Interestingly, we had been assured that there were no crocodiles in the Macal, only at lower elevations closer to the ocean. Except on our last day at Chaa Creek one of the workers mentioned seeing a five foot croc the day before, and related a legend about the relationship between dogs and crocodiles. Apparently in legend the dog borrowed the crocodile’s tongue so it could talk, and has never given it back. Now whenever a croc hears a dog bark, it chases and eats the dog to get its tongue back. Whether or not this story is true, apparently crocs are known for loving to eat dogs. We will be very careful in the future swimming in the Macal.

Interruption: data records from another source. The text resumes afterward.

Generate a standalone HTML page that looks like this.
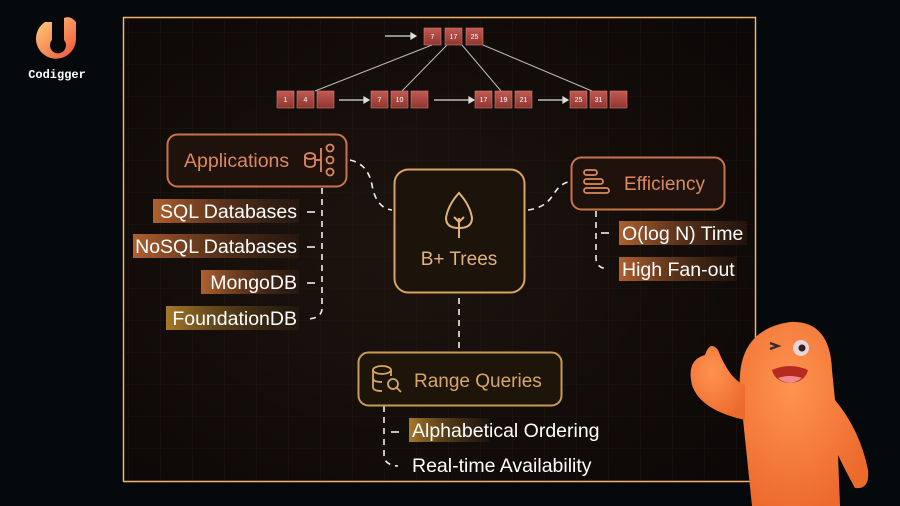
<!DOCTYPE html>
<html><head><meta charset="utf-8"><style>
html,body{margin:0;padding:0;background:#05090c;width:900px;height:506px;overflow:hidden}
svg{display:block}
text{font-family:"Liberation Sans",sans-serif}
text.mono{font-family:"Liberation Mono",monospace}
</style></head><body>
<svg width="900" height="506" viewBox="0 0 900 506" xmlns="http://www.w3.org/2000/svg">
<defs>
<radialGradient id="bg" cx="0.45" cy="0.5" r="0.7">
<stop offset="0" stop-color="#1e140e"/><stop offset="1" stop-color="#0b0807"/>
</radialGradient>
<pattern id="grid" width="32" height="32" patternUnits="userSpaceOnUse">
<path d="M32 0H0V32" fill="none" stroke="#2a1d14" stroke-width="0.6"/>
</pattern>
<linearGradient id="hl" x1="0" x2="1"><stop offset="0" stop-color="#b0602f"/><stop offset="1" stop-color="#3a2214" stop-opacity="0.4"/></linearGradient>
<linearGradient id="hl2" x1="0" x2="1"><stop offset="0" stop-color="#a7782a"/><stop offset="1" stop-color="#3a2a14" stop-opacity="0.3"/></linearGradient>
<linearGradient id="box" x1="0" y1="0" x2="0" y2="1"><stop offset="0" stop-color="#c25a52"/><stop offset="1" stop-color="#8e3630"/></linearGradient>
<linearGradient id="logo" x1="0" y1="0" x2="1" y2="1"><stop offset="0" stop-color="#ffd27a"/><stop offset="1" stop-color="#f0503a"/></linearGradient>
<radialGradient id="mo" cx="0.4" cy="0.35" r="0.7"><stop offset="0" stop-color="#ff9350"/><stop offset="1" stop-color="#ec6a2c"/></radialGradient>
</defs>
<!-- logo -->
<path d="M45 22 A20 20 0 1 0 76 38 L76 22 Q70 15 64 18 L64 40 A8 8 0 1 1 52 40 L52 22 Z" fill="url(#logo)"/>
<text class="mono" x="57" y="78" text-anchor="middle" font-weight="bold" font-size="12" fill="#fff">Codigger</text>
<!-- frame -->
<rect x="123.5" y="17.5" width="632" height="464" fill="url(#bg)" stroke="#f3b26a" stroke-width="1.5"/>
<rect x="124" y="18" width="631" height="463" fill="url(#grid)"/>
<!-- tree lines -->
<g stroke="#bbb" stroke-width="1" fill="none">
<line x1="432" y1="45" x2="315" y2="91"/><line x1="447" y1="45" x2="402" y2="91"/>
<line x1="462" y1="45" x2="501" y2="91"/><line x1="483" y1="45" x2="592" y2="91"/>
</g>
<g stroke="#ddd" stroke-width="1.2" fill="#ddd">
<line x1="385" y1="36" x2="413" y2="36"/><path d="M416 36l-5-3v6z"/>
<line x1="339" y1="100" x2="365" y2="100"/><path d="M369 100l-5-3v6z"/>
<line x1="434" y1="100" x2="470" y2="100"/><path d="M474 100l-5-3v6z"/>
<line x1="538" y1="100" x2="564" y2="100"/><path d="M568 100l-5-3v6z"/>
</g>
<g fill="url(#box)" stroke="#d77a70" stroke-width="0.6">
<rect x="424" y="28" width="17" height="17"/><rect x="445" y="28" width="17" height="17"/><rect x="466" y="28" width="17" height="17"/>
<rect x="277" y="91" width="17" height="17"/><rect x="297" y="91" width="17" height="17"/><rect x="317" y="91" width="17" height="17"/>
<rect x="371" y="91" width="17" height="17"/><rect x="391" y="91" width="17" height="17"/><rect x="411" y="91" width="17" height="17"/>
<rect x="475" y="91" width="17" height="17"/><rect x="495" y="91" width="17" height="17"/><rect x="515" y="91" width="17" height="17"/>
<rect x="570" y="91" width="17" height="17"/><rect x="590" y="91" width="17" height="17"/><rect x="610" y="91" width="17" height="17"/>
</g>
<g font-size="7" fill="#fff" text-anchor="middle">
<text x="432.5" y="39">7</text><text x="453.5" y="39">17</text><text x="474.5" y="39">25</text>
<text x="285.5" y="102">1</text><text x="305.5" y="102">4</text>
<text x="379.5" y="102">7</text><text x="399.5" y="102">10</text>
<text x="483.5" y="102">17</text><text x="503.5" y="102">19</text><text x="523.5" y="102">21</text>
<text x="578.5" y="102">25</text><text x="598.5" y="102">31</text>
</g>
<!-- dashed connectors -->
<g stroke="#eee" stroke-width="1.6" fill="none" stroke-dasharray="6 5">
<path d="M350 160 Q368 164 372 185 Q376 208 392 210"/>
<path d="M528 210 Q545 208 553 195 Q560 184 568 182"/>
<path d="M459 298 V350"/>
<path d="M322 188 V308 Q322 318 308 319"/>
<path d="M596 211 V258 Q596 268 608 269"/>
<path d="M384 406 V455 Q384 465 398 466"/>
</g>
<g stroke="#eee" stroke-width="1.6">
<line x1="307" y1="212" x2="315" y2="212"/><line x1="307" y1="247" x2="315" y2="247"/><line x1="307" y1="283" x2="315" y2="283"/>
<line x1="601" y1="233" x2="609" y2="233"/><line x1="391" y1="432" x2="399" y2="432"/>
</g>
<!-- Applications -->
<rect x="167.5" y="134.5" width="179" height="52" rx="10" fill="#1f120c" stroke="#c8744a" stroke-width="2"/>
<text x="184" y="167" font-size="19.5" fill="#dc8a5c">Applications</text>
<g stroke="#dc8a5c" stroke-width="1.8" fill="none">
<ellipse cx="310" cy="156" rx="5" ry="3"/><path d="M305 156v8a5 3 0 0 0 10 0v-8"/><path d="M316 160h5M321 148v24"/>
<circle cx="330" cy="148" r="3.5"/><circle cx="330" cy="160" r="3.5"/><circle cx="330" cy="172" r="3.5"/>
</g>
<!-- B+ Trees -->
<rect x="394.5" y="169.5" width="130" height="123" rx="14" fill="#1c130b" stroke="#d9a363" stroke-width="2"/>
<g stroke="#e0b478" stroke-width="2" fill="none">
<path d="M459 193 Q470 205 472 218 Q472 228 459 228 Q446 228 446 218 Q448 205 459 193Z"/>
<path d="M459 238V218M459 222l-5-5M459 222l5-5"/>
</g>
<text x="459" y="265" font-size="19" fill="#e0b478" text-anchor="middle">B+ Trees</text>
<!-- Efficiency -->
<rect x="571.5" y="157.5" width="153" height="52" rx="10" fill="#1f120c" stroke="#c8744a" stroke-width="2"/>
<g stroke="#dc8a5c" stroke-width="1.8" fill="none">
<rect x="584" y="170" width="13" height="5" rx="2.5"/><rect x="584" y="179" width="19" height="5" rx="2.5"/><rect x="584" y="188" width="25" height="5" rx="2.5"/>
</g>
<text x="624" y="190" font-size="19" fill="#dc8a5c">Efficiency</text>
<!-- Range -->
<rect x="358.5" y="352.5" width="203" height="53" rx="10" fill="#1d140a" stroke="#c99a50" stroke-width="2"/>
<g stroke="#d8a760" stroke-width="1.8" fill="none">
<ellipse cx="382" cy="370" rx="9" ry="4"/><path d="M373 370v17q0 4 9 4M391 370v6M373 378q0 4 9 4"/>
<circle cx="393" cy="384" r="5"/><path d="M397 388l4 4"/>
</g>
<text x="414" y="387" font-size="19" fill="#d8a760">Range Queries</text>
<!-- labels -->
<rect x="153" y="199" width="146" height="24" fill="url(#hl)"/>
<rect x="133" y="234" width="166" height="24" fill="url(#hl)"/>
<rect x="201" y="270" width="98" height="24" fill="url(#hl)"/>
<rect x="166" y="306" width="133" height="24" fill="url(#hl2)"/>
<rect x="619" y="221" width="128" height="24" fill="url(#hl)"/>
<rect x="619" y="257" width="118" height="24" fill="url(#hl)"/>
<rect x="409" y="418" width="80" height="24" fill="url(#hl2)"/>
<g font-size="19.5" fill="#fff">
<text x="297" y="218" text-anchor="end">SQL Databases</text>
<text x="297" y="253" text-anchor="end">NoSQL Databases</text>
<text x="297" y="289" text-anchor="end">MongoDB</text>
<text x="297" y="325" text-anchor="end">FoundationDB</text>
<text x="622" y="240">O(log N) Time</text>
<text x="622" y="276">High Fan-out</text>
<text x="412" y="437">Alphabetical Ordering</text>
<text x="412" y="472">Real-time Availability</text>
</g>
<!-- mascot -->
<g fill="url(#mo)">
<path d="M752 506 L740 390 Q736 330 790 322 Q830 320 832 370 L835 400 Q860 430 868 470 Q870 490 855 488 Q845 470 838 455 L840 506 Z"/>
<path d="M745 420 Q700 410 692 385 Q686 360 705 355 Q710 340 718 350 Q730 380 745 385 Z"/>
</g>
<path d="M770 343 l8 3 -8 3" stroke="#3a2a30" stroke-width="2.5" fill="none"/>
<circle cx="801" cy="348" r="8" fill="#e6d6dc"/><circle cx="802" cy="348" r="3.5" fill="#3a1c18"/>
<path d="M772 370 Q790 362 808 370 Q805 382 790 383 Q775 382 772 370Z" fill="#b72a20"/>
<path d="M778 378 Q790 374 802 378 Q795 383 790 383 Q782 382 778 378Z" fill="#f08a90"/>
</svg>
</body></html>
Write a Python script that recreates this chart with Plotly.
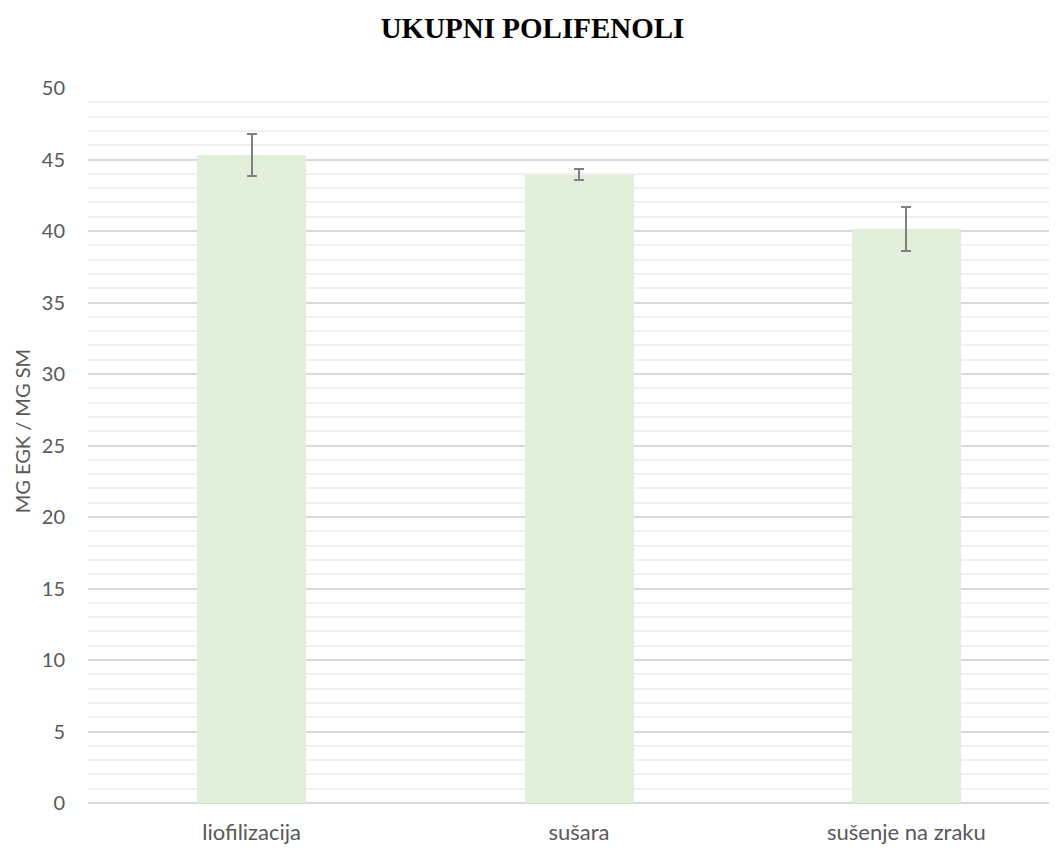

Cath – This is the girl who I had to haul through the water in the cave and who Bill had to force a life jacket onto during the Placencia snorkeling trip. I am hoping that Eva’s swimming skills get a big boost in camp this summer and that she learns to have her confidence in line with her ability. I am appalled about the crocodiles…..especially after getting to see one go after food Live and In Action. See post further on down.
This is a photo of Eva during breakfast at the River Camp. We loved breakfast at the River Camp, there were always a variety of birds – hummingbirds, thrushes, yellow birds, etc., and the food was great – every breakfast started with a big platter of fruit, always perfectly ripe.
I took this photo on our last morning at Chaa Creek. It is just down the hill from our tent cabin in the River Camp and the view is looking down the Macal River
toward San Ignacio. The river was incredibly peaceful in the early morning, save for the many birds and the crowing rooster, who seemed to wake up at 3:00am every night.